Frequently Asked Questions
Can I use this at a corporate event or conference?
Yes. Open the page on a laptop or tablet, allow camera access, and let attendees capture team strips, informal headshots, or event keepsakes. It works well as a self-serve station at conferences, team offsites, launches, and office celebrations.
Is this good enough for professional headshots?
It works best for quick, informal headshots or event profile photos rather than fully professional studio headshots. Use a 1-shot layout, front-facing natural light, and a clean bright filter for the best result.
Can teams use it together in one session?
Yes. A 2-, 3-, or 4-shot layout works for pairs, small teams, or group moments. Just make sure the device is far enough back and the standing area is clearly marked.
Do attendees need to create an account?
No. The booth runs directly in the browser with no account required, which makes it easier to use in high-traffic event environments.
How is this different from hiring a photographer?
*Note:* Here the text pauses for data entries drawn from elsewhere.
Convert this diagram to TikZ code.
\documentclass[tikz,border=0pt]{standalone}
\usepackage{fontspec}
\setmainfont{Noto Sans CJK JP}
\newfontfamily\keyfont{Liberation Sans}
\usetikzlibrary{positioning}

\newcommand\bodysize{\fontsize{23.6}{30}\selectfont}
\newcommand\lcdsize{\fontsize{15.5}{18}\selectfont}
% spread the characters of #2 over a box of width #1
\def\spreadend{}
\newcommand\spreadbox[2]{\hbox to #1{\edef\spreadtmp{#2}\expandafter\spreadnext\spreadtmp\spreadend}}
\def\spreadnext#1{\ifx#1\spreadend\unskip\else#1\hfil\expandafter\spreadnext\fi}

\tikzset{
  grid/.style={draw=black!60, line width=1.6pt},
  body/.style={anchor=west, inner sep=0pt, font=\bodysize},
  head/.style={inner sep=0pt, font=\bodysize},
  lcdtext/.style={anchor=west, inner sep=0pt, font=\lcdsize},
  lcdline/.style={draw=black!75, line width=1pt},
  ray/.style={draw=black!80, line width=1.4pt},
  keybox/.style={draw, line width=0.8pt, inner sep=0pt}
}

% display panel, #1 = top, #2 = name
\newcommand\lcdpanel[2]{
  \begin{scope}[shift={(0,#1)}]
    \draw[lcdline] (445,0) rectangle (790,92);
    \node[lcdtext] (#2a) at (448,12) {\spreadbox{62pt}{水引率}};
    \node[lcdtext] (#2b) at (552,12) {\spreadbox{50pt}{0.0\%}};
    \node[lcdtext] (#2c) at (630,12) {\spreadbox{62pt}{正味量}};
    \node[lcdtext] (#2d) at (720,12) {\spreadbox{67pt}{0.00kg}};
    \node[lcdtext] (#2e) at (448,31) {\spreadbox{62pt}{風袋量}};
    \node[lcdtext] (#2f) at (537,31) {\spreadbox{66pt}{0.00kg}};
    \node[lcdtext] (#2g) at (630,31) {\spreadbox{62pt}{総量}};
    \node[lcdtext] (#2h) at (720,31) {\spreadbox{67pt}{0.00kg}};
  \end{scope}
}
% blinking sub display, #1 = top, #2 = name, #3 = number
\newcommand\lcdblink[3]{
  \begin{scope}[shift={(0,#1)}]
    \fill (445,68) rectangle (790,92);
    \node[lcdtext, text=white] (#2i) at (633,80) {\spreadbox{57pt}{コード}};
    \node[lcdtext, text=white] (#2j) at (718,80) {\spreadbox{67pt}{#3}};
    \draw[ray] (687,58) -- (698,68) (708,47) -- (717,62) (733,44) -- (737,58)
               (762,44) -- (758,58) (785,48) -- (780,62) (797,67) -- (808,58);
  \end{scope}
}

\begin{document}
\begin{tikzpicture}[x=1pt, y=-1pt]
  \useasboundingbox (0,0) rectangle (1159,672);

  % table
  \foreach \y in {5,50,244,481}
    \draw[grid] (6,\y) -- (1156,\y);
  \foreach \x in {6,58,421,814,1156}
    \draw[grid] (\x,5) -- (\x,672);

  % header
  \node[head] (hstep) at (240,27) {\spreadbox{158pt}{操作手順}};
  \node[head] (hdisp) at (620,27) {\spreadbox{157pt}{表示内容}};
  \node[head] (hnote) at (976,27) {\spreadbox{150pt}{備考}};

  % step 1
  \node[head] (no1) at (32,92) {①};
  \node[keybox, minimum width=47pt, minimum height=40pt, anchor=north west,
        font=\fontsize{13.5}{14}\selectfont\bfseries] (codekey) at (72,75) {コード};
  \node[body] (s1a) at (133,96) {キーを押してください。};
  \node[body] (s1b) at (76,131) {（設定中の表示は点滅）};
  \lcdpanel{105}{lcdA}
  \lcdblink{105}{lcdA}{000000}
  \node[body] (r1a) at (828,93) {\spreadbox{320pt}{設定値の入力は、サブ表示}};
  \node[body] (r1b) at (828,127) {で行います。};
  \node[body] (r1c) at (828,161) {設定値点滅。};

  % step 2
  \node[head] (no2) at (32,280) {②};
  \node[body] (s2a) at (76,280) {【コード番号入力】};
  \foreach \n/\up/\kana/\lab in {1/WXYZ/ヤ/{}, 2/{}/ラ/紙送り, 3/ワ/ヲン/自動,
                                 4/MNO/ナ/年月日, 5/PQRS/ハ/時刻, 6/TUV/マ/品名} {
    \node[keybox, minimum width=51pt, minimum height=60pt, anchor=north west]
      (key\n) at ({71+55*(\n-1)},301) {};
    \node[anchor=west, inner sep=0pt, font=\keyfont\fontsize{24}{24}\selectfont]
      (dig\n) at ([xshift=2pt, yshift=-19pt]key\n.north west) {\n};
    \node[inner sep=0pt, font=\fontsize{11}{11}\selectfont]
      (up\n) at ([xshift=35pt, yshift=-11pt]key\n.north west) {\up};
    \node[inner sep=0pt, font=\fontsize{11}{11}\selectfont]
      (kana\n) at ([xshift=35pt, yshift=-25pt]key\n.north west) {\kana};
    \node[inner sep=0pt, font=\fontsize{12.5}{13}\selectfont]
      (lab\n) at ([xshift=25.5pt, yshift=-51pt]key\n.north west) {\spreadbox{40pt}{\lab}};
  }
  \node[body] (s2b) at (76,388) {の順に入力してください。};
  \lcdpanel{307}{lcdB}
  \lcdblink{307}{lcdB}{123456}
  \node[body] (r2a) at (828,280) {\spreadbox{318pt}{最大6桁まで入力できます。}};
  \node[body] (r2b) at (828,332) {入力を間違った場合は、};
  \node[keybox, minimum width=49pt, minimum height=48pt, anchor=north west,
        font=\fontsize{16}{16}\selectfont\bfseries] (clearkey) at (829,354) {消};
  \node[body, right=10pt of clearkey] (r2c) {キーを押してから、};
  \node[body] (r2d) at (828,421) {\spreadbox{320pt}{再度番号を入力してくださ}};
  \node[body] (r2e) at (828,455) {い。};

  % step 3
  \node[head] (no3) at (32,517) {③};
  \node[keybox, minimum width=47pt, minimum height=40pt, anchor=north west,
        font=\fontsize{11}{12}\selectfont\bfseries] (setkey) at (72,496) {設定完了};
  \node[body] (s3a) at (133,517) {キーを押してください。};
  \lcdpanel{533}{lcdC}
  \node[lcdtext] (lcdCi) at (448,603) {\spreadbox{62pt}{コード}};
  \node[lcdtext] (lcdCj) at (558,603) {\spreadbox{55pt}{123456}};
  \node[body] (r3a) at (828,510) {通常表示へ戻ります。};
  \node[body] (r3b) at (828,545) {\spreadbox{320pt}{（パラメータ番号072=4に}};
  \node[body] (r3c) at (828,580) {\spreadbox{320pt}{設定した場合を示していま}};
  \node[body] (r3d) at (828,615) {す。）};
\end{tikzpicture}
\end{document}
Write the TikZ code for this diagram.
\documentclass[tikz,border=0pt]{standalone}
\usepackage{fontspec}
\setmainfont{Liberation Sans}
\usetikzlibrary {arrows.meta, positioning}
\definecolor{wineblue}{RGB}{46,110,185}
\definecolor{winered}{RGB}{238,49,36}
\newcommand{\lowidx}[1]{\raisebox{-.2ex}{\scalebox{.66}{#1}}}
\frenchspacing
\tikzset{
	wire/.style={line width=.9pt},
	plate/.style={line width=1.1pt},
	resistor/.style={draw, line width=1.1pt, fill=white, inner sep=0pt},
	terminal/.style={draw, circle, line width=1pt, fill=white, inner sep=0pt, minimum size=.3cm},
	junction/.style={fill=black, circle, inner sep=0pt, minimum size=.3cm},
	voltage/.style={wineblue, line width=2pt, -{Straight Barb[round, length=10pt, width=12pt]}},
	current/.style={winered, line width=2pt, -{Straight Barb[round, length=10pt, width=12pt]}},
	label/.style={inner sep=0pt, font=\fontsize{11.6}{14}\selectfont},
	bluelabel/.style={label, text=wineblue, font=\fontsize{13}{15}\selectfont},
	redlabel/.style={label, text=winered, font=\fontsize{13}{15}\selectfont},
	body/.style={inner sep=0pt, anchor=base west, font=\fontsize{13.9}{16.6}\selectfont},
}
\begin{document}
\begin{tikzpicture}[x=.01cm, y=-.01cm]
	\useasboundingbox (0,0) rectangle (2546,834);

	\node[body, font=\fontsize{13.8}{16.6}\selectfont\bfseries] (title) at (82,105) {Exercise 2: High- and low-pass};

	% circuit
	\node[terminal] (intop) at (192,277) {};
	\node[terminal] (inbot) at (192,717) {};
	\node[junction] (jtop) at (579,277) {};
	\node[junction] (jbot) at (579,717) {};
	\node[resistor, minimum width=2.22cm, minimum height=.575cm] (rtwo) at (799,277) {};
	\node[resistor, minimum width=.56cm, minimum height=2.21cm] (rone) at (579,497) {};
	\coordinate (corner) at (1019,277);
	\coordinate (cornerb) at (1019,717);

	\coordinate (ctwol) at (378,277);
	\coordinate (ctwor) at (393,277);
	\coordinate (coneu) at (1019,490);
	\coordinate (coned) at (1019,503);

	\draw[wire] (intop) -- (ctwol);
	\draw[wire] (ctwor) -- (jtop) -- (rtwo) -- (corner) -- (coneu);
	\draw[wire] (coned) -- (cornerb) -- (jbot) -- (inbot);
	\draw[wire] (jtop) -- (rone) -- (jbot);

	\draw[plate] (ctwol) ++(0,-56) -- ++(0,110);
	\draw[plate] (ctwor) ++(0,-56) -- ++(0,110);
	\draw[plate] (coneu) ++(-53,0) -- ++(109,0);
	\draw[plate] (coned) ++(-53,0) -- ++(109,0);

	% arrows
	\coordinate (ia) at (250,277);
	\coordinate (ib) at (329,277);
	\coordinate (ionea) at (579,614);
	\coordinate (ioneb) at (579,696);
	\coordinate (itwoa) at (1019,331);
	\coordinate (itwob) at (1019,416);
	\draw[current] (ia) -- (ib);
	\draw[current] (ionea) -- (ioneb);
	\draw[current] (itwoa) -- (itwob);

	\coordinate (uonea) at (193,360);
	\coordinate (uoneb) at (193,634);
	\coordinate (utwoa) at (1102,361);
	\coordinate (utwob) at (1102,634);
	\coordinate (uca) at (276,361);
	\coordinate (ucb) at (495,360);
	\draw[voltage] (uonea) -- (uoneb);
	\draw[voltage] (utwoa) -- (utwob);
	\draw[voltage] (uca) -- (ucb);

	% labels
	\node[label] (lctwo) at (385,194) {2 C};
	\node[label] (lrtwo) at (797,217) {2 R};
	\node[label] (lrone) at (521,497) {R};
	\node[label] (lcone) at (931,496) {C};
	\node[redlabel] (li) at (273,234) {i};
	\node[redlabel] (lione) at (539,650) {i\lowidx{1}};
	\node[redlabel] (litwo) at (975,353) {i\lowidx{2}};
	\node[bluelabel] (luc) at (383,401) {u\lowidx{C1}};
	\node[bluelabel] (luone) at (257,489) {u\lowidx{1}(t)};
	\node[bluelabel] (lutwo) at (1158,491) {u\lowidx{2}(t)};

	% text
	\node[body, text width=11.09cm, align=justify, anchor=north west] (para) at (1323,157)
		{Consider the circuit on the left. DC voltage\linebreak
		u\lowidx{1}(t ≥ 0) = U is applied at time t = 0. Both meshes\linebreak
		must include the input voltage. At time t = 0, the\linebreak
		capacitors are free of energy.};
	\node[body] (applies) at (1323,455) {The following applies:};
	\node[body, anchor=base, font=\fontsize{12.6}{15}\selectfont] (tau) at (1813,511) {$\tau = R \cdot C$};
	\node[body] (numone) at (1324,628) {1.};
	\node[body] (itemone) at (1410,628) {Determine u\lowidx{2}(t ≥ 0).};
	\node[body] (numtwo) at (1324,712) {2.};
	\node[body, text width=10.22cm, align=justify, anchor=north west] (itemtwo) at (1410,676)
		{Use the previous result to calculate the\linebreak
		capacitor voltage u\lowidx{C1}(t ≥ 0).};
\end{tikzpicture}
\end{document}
A photographer is best for formal event coverage, keynote moments, and polished portraits. This browser booth is better for self-serve, repeatable, attendee-driven photo moments that do not need a photographer present.
Can I upload existing company photos into the booth?
No. This corporate booth is built for live camera capture only. It does not currently import existing files from a gallery or drive.
What if the booth stops working during the event?
Most event issues come from blocked camera permission, another app using the camera, dim lighting, or an unstable device setup. Testing once before attendees arrive and leaving simple on-screen instructions prevents most failures.